# START OF Extracted material

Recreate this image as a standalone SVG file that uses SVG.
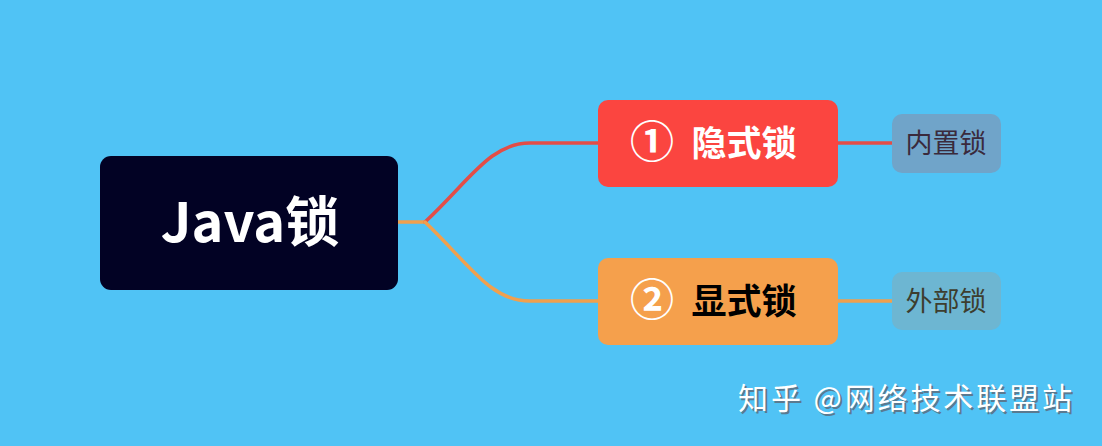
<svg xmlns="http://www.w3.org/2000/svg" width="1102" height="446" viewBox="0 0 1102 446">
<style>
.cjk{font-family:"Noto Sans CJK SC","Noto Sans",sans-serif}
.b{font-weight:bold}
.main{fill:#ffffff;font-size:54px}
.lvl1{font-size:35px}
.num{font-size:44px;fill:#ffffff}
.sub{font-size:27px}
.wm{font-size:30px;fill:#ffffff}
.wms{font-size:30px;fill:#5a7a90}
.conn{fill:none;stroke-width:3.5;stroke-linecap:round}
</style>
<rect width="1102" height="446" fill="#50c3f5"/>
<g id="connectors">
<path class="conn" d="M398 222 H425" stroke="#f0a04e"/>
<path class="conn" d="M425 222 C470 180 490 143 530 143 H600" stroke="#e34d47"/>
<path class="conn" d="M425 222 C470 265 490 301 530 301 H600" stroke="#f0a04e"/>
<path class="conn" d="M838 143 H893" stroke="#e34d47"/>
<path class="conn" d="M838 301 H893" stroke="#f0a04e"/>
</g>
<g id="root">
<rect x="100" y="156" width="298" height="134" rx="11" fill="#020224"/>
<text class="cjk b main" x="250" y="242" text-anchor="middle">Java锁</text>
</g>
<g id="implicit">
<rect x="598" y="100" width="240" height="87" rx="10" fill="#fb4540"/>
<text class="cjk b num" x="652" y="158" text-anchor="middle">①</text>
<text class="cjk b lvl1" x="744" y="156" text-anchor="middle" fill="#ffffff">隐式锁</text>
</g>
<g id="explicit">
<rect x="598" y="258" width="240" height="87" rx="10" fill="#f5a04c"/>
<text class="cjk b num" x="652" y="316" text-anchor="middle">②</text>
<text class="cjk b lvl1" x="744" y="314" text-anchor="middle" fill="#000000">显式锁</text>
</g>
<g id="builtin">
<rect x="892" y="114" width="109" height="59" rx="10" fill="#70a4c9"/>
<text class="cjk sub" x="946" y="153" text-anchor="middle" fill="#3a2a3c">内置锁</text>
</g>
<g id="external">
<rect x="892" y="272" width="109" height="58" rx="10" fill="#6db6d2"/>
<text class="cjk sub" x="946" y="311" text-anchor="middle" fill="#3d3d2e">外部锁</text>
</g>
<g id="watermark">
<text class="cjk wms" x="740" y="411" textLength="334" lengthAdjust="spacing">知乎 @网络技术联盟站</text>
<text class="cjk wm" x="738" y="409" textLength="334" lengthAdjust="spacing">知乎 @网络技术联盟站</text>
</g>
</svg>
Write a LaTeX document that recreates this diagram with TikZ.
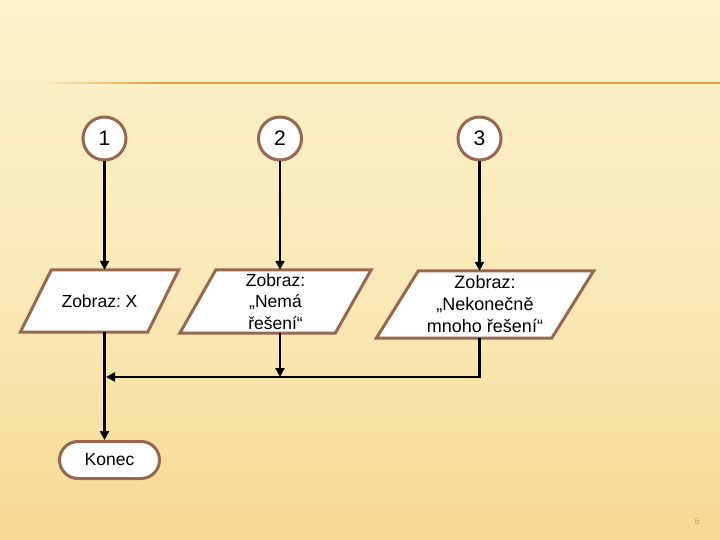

# END OF Extracted material

Task instructions
Make an exact copy of all the material, but keep the pictures out of it.

The output
Recreate this image as a standalone SVG file that uses SVG.
<svg xmlns="http://www.w3.org/2000/svg" width="1102" height="446" viewBox="0 0 1102 446">
<style>
.cjk{font-family:"Noto Sans CJK SC","Noto Sans",sans-serif}
.b{font-weight:bold}
.main{fill:#ffffff;font-size:54px}
.lvl1{font-size:35px}
.num{font-size:44px;fill:#ffffff}
.sub{font-size:27px}
.wm{font-size:30px;fill:#ffffff}
.wms{font-size:30px;fill:#5a7a90}
.conn{fill:none;stroke-width:3.5;stroke-linecap:round}
</style>
<rect width="1102" height="446" fill="#50c3f5"/>
<g id="connectors">
<path class="conn" d="M398 222 H425" stroke="#f0a04e"/>
<path class="conn" d="M425 222 C470 180 490 143 530 143 H600" stroke="#e34d47"/>
<path class="conn" d="M425 222 C470 265 490 301 530 301 H600" stroke="#f0a04e"/>
<path class="conn" d="M838 143 H893" stroke="#e34d47"/>
<path class="conn" d="M838 301 H893" stroke="#f0a04e"/>
</g>
<g id="root">
<rect x="100" y="156" width="298" height="134" rx="11" fill="#020224"/>
<text class="cjk b main" x="250" y="242" text-anchor="middle">Java锁</text>
</g>
<g id="implicit">
<rect x="598" y="100" width="240" height="87" rx="10" fill="#fb4540"/>
<text class="cjk b num" x="652" y="158" text-anchor="middle">①</text>
<text class="cjk b lvl1" x="744" y="156" text-anchor="middle" fill="#ffffff">隐式锁</text>
</g>
<g id="explicit">
<rect x="598" y="258" width="240" height="87" rx="10" fill="#f5a04c"/>
<text class="cjk b num" x="652" y="316" text-anchor="middle">②</text>
<text class="cjk b lvl1" x="744" y="314" text-anchor="middle" fill="#000000">显式锁</text>
</g>
<g id="builtin">
<rect x="892" y="114" width="109" height="59" rx="10" fill="#70a4c9"/>
<text class="cjk sub" x="946" y="153" text-anchor="middle" fill="#3a2a3c">内置锁</text>
</g>
<g id="external">
<rect x="892" y="272" width="109" height="58" rx="10" fill="#6db6d2"/>
<text class="cjk sub" x="946" y="311" text-anchor="middle" fill="#3d3d2e">外部锁</text>
</g>
<g id="watermark">
<text class="cjk wms" x="740" y="411" textLength="334" lengthAdjust="spacing">知乎 @网络技术联盟站</text>
<text class="cjk wm" x="738" y="409" textLength="334" lengthAdjust="spacing">知乎 @网络技术联盟站</text>
</g>
</svg>
Write a LaTeX document that recreates this diagram with TikZ.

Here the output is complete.